King's Stables Road
King’s Stables Road is a leading example of a mixed-use development that successfully integrates a true mix of uses into a sensitive, historic city centre. The comprehensive redevelopment of the former Council Cleaning and Street Lighting Depo and an adjacent nightclub has wholly redefined a forgotten corner into a vibrant and culturally significant quarter of Scotland’s capital.
Defined in the Local Authority’s brief for the site, but also key to achieving social and economic value, was the delivery of a mix of uses that combined in synthesis to transform a location previously chosen as a backdrop to cult films such as Trainspotting into a thriving neighbourhood better suited to its setting within a Unesco World Heritage site.
The completed development comprises of a 7-storey apartment block, a premium student accommodation scheme that includes a private roof terrace, a 4*apart-hotel that breaks down in scale to offer a series of studio apartments, garden flats and townhouses, four ground floor units which offer over 5700sqft of commercial space that activate what was a particularly undesirable street; all set around a series of public and semi-private courtyards that reconnect the iconic Grassmarket with the city’s commercial West End.
Located in the Old Town conservation area, the vision to deliver a mix of uses was used as a key driver through the major planning application process. From the outset, the development team engaged the local community and business groups, giving the opportunity to feed into the design. As a result, providing essential city centre dwellings became a statutory obligation through planning conditions and these were completed prior to the student accommodation or hotel being occupied.
The architectural language and muted material palette express a restraint that blends into the existing fabric and essential characteristics of the Old Town. Traditional sandstone formalises the frontage on King’s Stables Road while a mix of brickwork, grey cladding and off-white render echo the low-key, industrial materials used on the previous buildings. Eastern edges of the development are domestic in scale, responding to the mews outbuildings and a former tenement that once occupied the site. Featuring pitched, slate roofs, dormer windows and the integration of a historic boundary wall ensured a sensitive approach, respecting key views into, around and through the site.
Addressing a dominating office block to the south of the site required an innovative approach and the new buildings increase in height westwards, featuring novel saw tooth roofs. This concept is rooted in the research of historic maps and images that revealed a variety of small industrial huts and yards had once worked their way southward along a ‘close’ now lost below successive 20th Century development. Where the new development could never compete with its neighbour in terms of scale, these contemporary, metal-clad forms work to break down its sheer mass urban mass, significantly improving views southward from the castle.

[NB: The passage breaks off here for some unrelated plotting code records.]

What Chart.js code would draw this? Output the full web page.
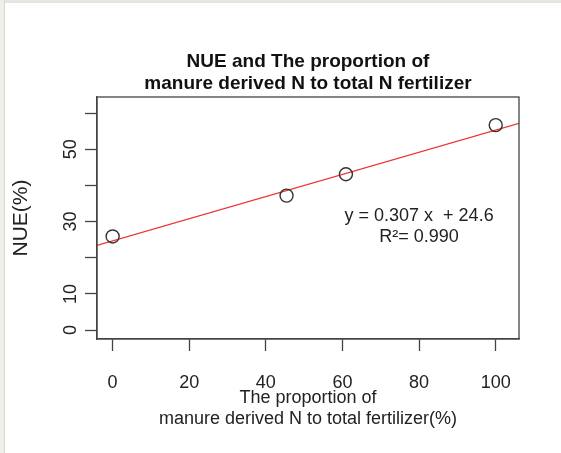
<!DOCTYPE html>
<html><head><meta charset="utf-8">
<script src="https://cdn.jsdelivr.net/npm/chart.js@4"></script>
<style>
html,body{margin:0;padding:0;background:#fff;}
#wrap{position:relative;width:561px;height:453px;overflow:hidden;background:#fff;}
canvas{position:absolute;left:0;top:0;}
.frameTop{position:absolute;left:0;top:0;width:561px;height:3px;background:#e6e6e1;}
.frameLeft{position:absolute;left:0;top:0;width:4px;height:453px;background:#efefea;border-right:1px solid #d8d8d1;}
</style></head>
<body><div id="wrap"><canvas id="c" width="561" height="453"></canvas><div class="frameTop"></div><div class="frameLeft"></div></div>
<script>
const titleLines = ['NUE and The proportion of', 'manure derived N to total N fertilizer'];
const xTitleLines = ['The proportion of', 'manure derived N to total fertilizer(%)'];
const yTitle = 'NUE(%)';
const manureShare = [0, 45.4, 60.9, 100];
const nue = [25.9, 37.2, 43.1, 56.7];
const fitX = [-4.08, 106.08];
const fitY = [23.4, 57.2];
const xTicks = [0, 20, 40, 60, 80, 100];
const yTicks = [0, 10, 20, 30, 40, 50, 60];
const yTickLabels = ['0', '10', '', '30', '', '50', ''];
const annotationText = ['y = 0.307 x  + 24.6', 'R\u00B2= 0.990'];
const annotationX = [80, 80];
const annotationY = [31.5, 25.6];

const FONT = "'Liberation Sans', Arial, Helvetica, sans-serif";
const AXIS = '#444';

const boxPlugin = {
  id: 'box',
  afterDatasetsDraw(chart) {
    const {ctx, chartArea: a} = chart;
    ctx.save();
    ctx.strokeStyle = AXIS;
    ctx.lineWidth = 1.3;
    ctx.strokeRect(a.left, a.top, a.right - a.left, a.bottom - a.top);
    ctx.restore();
  }
};
const annotationPlugin = {
  id: 'annot',
  afterDatasetsDraw(chart) {
    const {ctx, scales} = chart;
    ctx.save();
    ctx.font = '18px ' + FONT;
    ctx.fillStyle = '#222';
    ctx.textAlign = 'center';
    ctx.textBaseline = 'middle';
    annotationText.forEach((t, i) => {
      ctx.fillText(t, scales.x.getPixelForValue(annotationX[i]), scales.y.getPixelForValue(annotationY[i]));
    });
    ctx.restore();
  }
};

new Chart(document.getElementById('c'), {
  type: 'scatter',
  data: {
    datasets: [
      {
        data: fitX.map((x, i) => ({x, y: fitY[i]})),
        showLine: true, borderColor: '#ee3535', borderWidth: 1.3,
        pointRadius: 0, fill: false, order: 2
      },
      {
        data: manureShare.map((x, i) => ({x, y: nue[i]})),
        pointRadius: 6.5, pointBorderColor: '#333', pointBorderWidth: 1.4,
        pointBackgroundColor: 'rgba(0,0,0,0)', showLine: false, order: 1
      }
    ]
  },
  options: {
    responsive: false, devicePixelRatio: 1, animation: false,
    layout: {padding: {left: 0, right: 42, top: 0, bottom: 0}},
    plugins: {
      legend: {display: false},
      tooltip: {enabled: false},
      title: {
        display: true, text: titleLines, fullSize: false,
        font: {family: FONT, size: 19, weight: 'bold', lineHeight: 1.2},
        color: '#111', padding: {top: 50, bottom: 1.4}
      }
    },
    scales: {
      x: {
        type: 'linear', min: -4.08, max: 106.08,
        afterBuildTicks: s => { s.ticks = xTicks.map(v => ({value: v})); },
        afterFit: s => { s.height = 114; },
        grid: {drawOnChartArea: false, drawTicks: true, tickLength: 12, tickColor: AXIS, tickWidth: 1.3},
        border: {display: true, color: AXIS, width: 1.3},
        ticks: {font: {family: FONT, size: 18}, color: '#222', padding: 21, maxRotation: 0, autoSkip: false},
        title: {display: true, text: xTitleLines, font: {family: FONT, size: 18, lineHeight: 1.15}, color: '#222', padding: {top: 0, bottom: 24}}
      },
      y: {
        type: 'linear', min: -2.48, max: 64.48,
        afterBuildTicks: s => { s.ticks = yTicks.map(v => ({value: v})); },
        afterFit: s => { s.width = 97; },
        grid: {drawOnChartArea: false, drawTicks: true, tickLength: 12, tickColor: AXIS, tickWidth: 1.3},
        border: {display: true, color: AXIS, width: 1.3},
        ticks: {
          callback: (v, i) => yTickLabels[i],
          font: {family: FONT, size: 18}, color: '#222', padding: 4,
          minRotation: 90, maxRotation: 90, crossAlign: 'center', autoSkip: false
        },
        title: {display: true, text: yTitle, font: {family: FONT, size: 21}, color: '#222', padding: {top: 9, bottom: 0}}
      }
    }
  },
  plugins: [boxPlugin, annotationPlugin]
});
</script>
</body></html>
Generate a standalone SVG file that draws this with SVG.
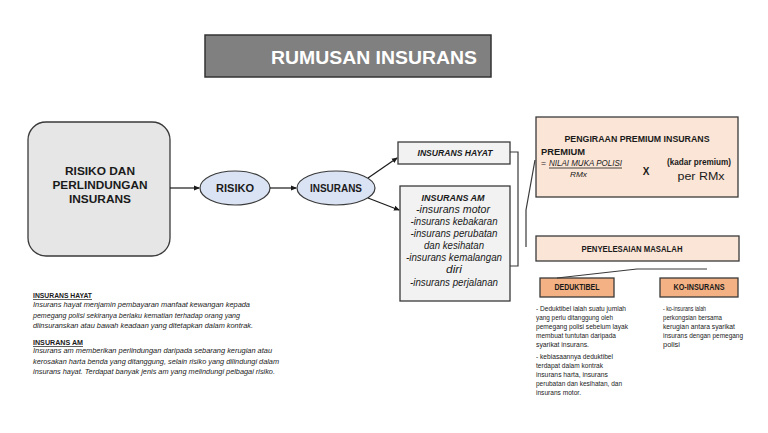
<svg xmlns="http://www.w3.org/2000/svg" width="768" height="433" viewBox="0 0 768 433">
<style>
text{font-family:"Liberation Sans",Arial,sans-serif;fill:#1a1a1a}
.b{font-weight:bold}
.i{font-style:italic}
.box{stroke:#3a3a3a;stroke-width:1.3}
.conn{stroke:#1a1a1a;stroke-width:1.2;fill:none}
.bl{stroke:#3a3a3a;stroke-width:1.2;fill:none}
.peach{fill:#fbe5d6}
.org{fill:#f4b183}
.ell{fill:#dae3f3;stroke:#3a3a3a;stroke-width:1.2}
</style>
<defs>
<marker id="ah" markerWidth="6" markerHeight="6" refX="5" refY="3" orient="auto" markerUnits="userSpaceOnUse">
<path d="M0,0.5 L6,3 L0,5.5 z" fill="#1a1a1a"/>
</marker>
</defs>
<rect width="768" height="433" fill="#ffffff"/>

<g id="title">
<rect x="205" y="35" width="286" height="42" fill="#808080" stroke="#333" stroke-width="1.5"/>
<text x="374" y="64" text-anchor="middle" class="b" font-size="18" style="fill:#ffffff" textLength="206" lengthAdjust="spacingAndGlyphs">RUMUSAN INSURANS</text>
</g>

<g id="risiko-perlindungan">
<rect x="28" y="122" width="142" height="134" rx="18" fill="#e6e6e6" class="box"/>
<text x="100" y="175" text-anchor="middle" class="b" font-size="11.5" textLength="70" lengthAdjust="spacingAndGlyphs">RISIKO DAN</text>
<text x="100" y="189" text-anchor="middle" class="b" font-size="11.5" textLength="95" lengthAdjust="spacingAndGlyphs">PERLINDUNGAN</text>
<text x="100" y="203" text-anchor="middle" class="b" font-size="11.5" textLength="62" lengthAdjust="spacingAndGlyphs">INSURANS</text>
</g>

<g id="risiko">
<ellipse cx="235" cy="188" rx="35" ry="17" class="ell"/>
<text x="235" y="192" text-anchor="middle" class="b" font-size="10" textLength="38" lengthAdjust="spacingAndGlyphs">RISIKO</text>
</g>

<g id="insurans">
<ellipse cx="336" cy="188" rx="39" ry="17" class="ell"/>
<text x="336" y="192" text-anchor="middle" class="b" font-size="10" textLength="52" lengthAdjust="spacingAndGlyphs">INSURANS</text>
</g>

<g id="insurans-hayat">
<rect x="398" y="142" width="112" height="22" fill="#f2f2f2" class="box"/>
<text x="455" y="156" text-anchor="middle" class="b i" font-size="9" textLength="75" lengthAdjust="spacingAndGlyphs">INSURANS HAYAT</text>
</g>

<g id="insurans-am">
<rect x="400" y="186" width="110" height="115" fill="#f2f2f2" class="box"/>
<text x="453" y="201" text-anchor="middle" class="b i" font-size="9.5" textLength="63" lengthAdjust="spacingAndGlyphs">INSURANS AM</text>
<text x="453" y="213" text-anchor="middle" class="i" font-size="10.5" textLength="74" lengthAdjust="spacingAndGlyphs">-insurans motor</text>
<text x="454" y="225" text-anchor="middle" class="i" font-size="10.5" textLength="87" lengthAdjust="spacingAndGlyphs">-insurans kebakaran</text>
<text x="454" y="237" text-anchor="middle" class="i" font-size="10.5" textLength="87" lengthAdjust="spacingAndGlyphs">-insurans perubatan</text>
<text x="454" y="249" text-anchor="middle" class="i" font-size="10.5" textLength="60" lengthAdjust="spacingAndGlyphs">dan kesihatan</text>
<text x="454" y="261" text-anchor="middle" class="i" font-size="10.5" textLength="96" lengthAdjust="spacingAndGlyphs">-insurans kemalangan</text>
<text x="454" y="273" text-anchor="middle" class="i" font-size="10.5" textLength="16" lengthAdjust="spacingAndGlyphs">diri</text>
<text x="454" y="286" text-anchor="middle" class="i" font-size="10.5" textLength="88" lengthAdjust="spacingAndGlyphs">-insurans perjalanan</text>
</g>

<g id="pengiraan">
<rect x="536" y="117" width="202" height="80" class="box peach"/>
<text x="637" y="142" text-anchor="middle" class="b" font-size="9.5" textLength="145" lengthAdjust="spacingAndGlyphs">PENGIRAAN PREMIUM INSURANS</text>
<text x="541" y="155" class="b" font-size="9.5" textLength="44" lengthAdjust="spacingAndGlyphs">PREMIUM</text>
<text x="541" y="166" font-size="8.5">=</text>
<text x="549" y="166" class="i" font-size="8.5" textLength="73" lengthAdjust="spacingAndGlyphs">NILAI MUKA POLISI</text>
<line x1="549" y1="168" x2="622" y2="168" stroke="#1a1a1a" stroke-width="0.8"/>
<text x="570" y="177" class="i" font-size="8" textLength="17" lengthAdjust="spacingAndGlyphs">RMx</text>
<text x="646" y="175" text-anchor="middle" class="b" font-size="10">X</text>
<text x="699" y="165" text-anchor="middle" class="b" font-size="8.5" textLength="64" lengthAdjust="spacingAndGlyphs">(kadar premium)</text>
<text x="701" y="180" text-anchor="middle" font-size="10.5" textLength="47" lengthAdjust="spacingAndGlyphs">per RMx</text>
</g>

<g id="penyelesaian">
<rect x="536" y="236" width="203" height="25" class="box peach"/>
<text x="632" y="252" text-anchor="middle" class="b" font-size="9" textLength="101" lengthAdjust="spacingAndGlyphs">PENYELESAIAN MASALAH</text>
</g>

<g id="deduktibel">
<rect x="540" y="278" width="74" height="19" class="box org"/>
<text x="577" y="290" text-anchor="middle" class="b" font-size="8.5" textLength="45" lengthAdjust="spacingAndGlyphs">DEDUKTIBEL</text>
</g>

<g id="ko-insurans">
<rect x="660" y="278" width="78" height="19" class="box org"/>
<text x="699" y="290" text-anchor="middle" class="b" font-size="8.5" textLength="51" lengthAdjust="spacingAndGlyphs">KO-INSURANS</text>
</g>

<g id="connectors">
<line x1="170" y1="188" x2="199" y2="188" class="conn" marker-end="url(#ah)"/>
<line x1="270" y1="188" x2="296" y2="188" class="conn" marker-end="url(#ah)"/>
<line x1="368" y1="178" x2="397" y2="158" class="conn" marker-end="url(#ah)"/>
<line x1="368" y1="198" x2="399" y2="210" class="conn" marker-end="url(#ah)"/>
<polyline points="510,152 518,152 518,266 510,266" class="bl"/>
<polyline points="535,160 526,210 526,247" class="bl"/>
<polyline points="557,278 637,269 707,269" class="bl"/>
</g>

<g id="nota-insurans">
<text x="33" y="298" class="b" font-size="7.5" textLength="59" lengthAdjust="spacingAndGlyphs">INSURANS HAYAT</text>
<line x1="33" y1="299.5" x2="92" y2="299.5" stroke="#1a1a1a" stroke-width="0.7"/>
<text x="33" y="307" class="i" font-size="7" textLength="217" lengthAdjust="spacingAndGlyphs">Insurans hayat menjamin pembayaran manfaat kewangan kepada</text>
<text x="33" y="318" class="i" font-size="7" textLength="207" lengthAdjust="spacingAndGlyphs">pemegang polisi sekiranya berlaku kematian terhadap orang yang</text>
<text x="33" y="328" class="i" font-size="7" textLength="220" lengthAdjust="spacingAndGlyphs">diinsuranskan atau bawah keadaan yang ditetapkan dalam kontrak.</text>
<text x="33" y="345" class="b" font-size="7.5" textLength="50" lengthAdjust="spacingAndGlyphs">INSURANS AM</text>
<line x1="33" y1="346.5" x2="83" y2="346.5" stroke="#1a1a1a" stroke-width="0.7"/>
<text x="33" y="353" class="i" font-size="7" textLength="239" lengthAdjust="spacingAndGlyphs">Insurans am memberikan perlindungan daripada sebarang kerugian atau</text>
<text x="33" y="364" class="i" font-size="7" textLength="246" lengthAdjust="spacingAndGlyphs">kerosakan harta benda yang ditanggung, selain risiko yang dilindungi dalam</text>
<text x="33" y="374" class="i" font-size="7" textLength="242" lengthAdjust="spacingAndGlyphs">insurans hayat. Terdapat banyak jenis am yang melindungi pelbagai risiko.</text>
</g>

<g id="nota-deduktibel">
<text x="536" y="311" font-size="6.5" textLength="90" lengthAdjust="spacingAndGlyphs">- Deduktibel ialah suatu jumlah</text>
<text x="536" y="320" font-size="6.5" textLength="77" lengthAdjust="spacingAndGlyphs">yang perlu ditanggung oleh</text>
<text x="536" y="329" font-size="6.5" textLength="92" lengthAdjust="spacingAndGlyphs">pemegang polisi sebelum layak</text>
<text x="536" y="338" font-size="6.5" textLength="80" lengthAdjust="spacingAndGlyphs">membuat tuntutan daripada</text>
<text x="536" y="347" font-size="6.5" textLength="53" lengthAdjust="spacingAndGlyphs">syarikat insurans.</text>
<text x="536" y="359" font-size="6.5" textLength="77" lengthAdjust="spacingAndGlyphs">- kebiasaannya deduktibel</text>
<text x="536" y="368" font-size="6.5" textLength="67" lengthAdjust="spacingAndGlyphs">terdapat dalam kontrak</text>
<text x="536" y="377" font-size="6.5" textLength="72" lengthAdjust="spacingAndGlyphs">insurans harta, insurans</text>
<text x="536" y="386" font-size="6.5" textLength="86" lengthAdjust="spacingAndGlyphs">perubatan dan kesihatan, dan</text>
<text x="536" y="395" font-size="6.5" textLength="45" lengthAdjust="spacingAndGlyphs">insurans motor.</text>
</g>

<g id="nota-ko-insurans">
<text x="663" y="311" font-size="6.5" textLength="43" lengthAdjust="spacingAndGlyphs">- ko-insurans ialah</text>
<text x="663" y="320" font-size="6.5" textLength="59" lengthAdjust="spacingAndGlyphs">perkongsian bersama</text>
<text x="663" y="329" font-size="6.5" textLength="72" lengthAdjust="spacingAndGlyphs">kerugian antara syarikat</text>
<text x="663" y="338" font-size="6.5" textLength="80" lengthAdjust="spacingAndGlyphs">insurans dengan pemegang</text>
<text x="663" y="347" font-size="6.5" textLength="17" lengthAdjust="spacingAndGlyphs">polisi</text>
</g>
</svg>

Responding to the different aspects on each elevation, thoughtful detailing offers occupants their own vistas to enjoy the historic location. Individual corner, bay windows allow east-facing occupants a window seat platform to enjoy the proximity of the castle while the dynamic roofscape while setbacks on the upper floor offer communal and private roof terraces, providing exclusive views of Edinburgh’s world-class cityscape.
Secured as a joint venture between Peveril Securities and Campus DM, the purpose built student accommodation was then acquired at pre-construction by Empiric Student Property while the hotel was latterly sold to a national fund leading to Staycity’s emerging 4* ‘Wilde’ brand. After a two year construction period, all residences were sold off-plan and were under offer or occupied by the close of 2019, the student accommodation block was fully let at the start of the university term and the hotel opened in advance of the crucial festive period.
An extensive archaeological survey determined that no excavation was to exceed 1.5m below ground level to avoid disturbing any medieval ground contents. This required carefully located piles and raised ground beams to support the lightweight steel superstructure. Limited excavation depths also meant that flood mitigation options were limited and landscaping elements were designed as ‘rain-gardens’ that flood temporarily, storing water for longer, reducing the load on flood prevention measures.
The improved public realm gives occupants and the wider public the opportunity to weave their way through reopened historic closes and well-lit courtyards. This experience promotes greater connectivity and features elements of historical interpretation, a result of the regular community and stakeholder engagement, enhancing the development’s sense of place and underlining the importance of considered, sustainable urban design.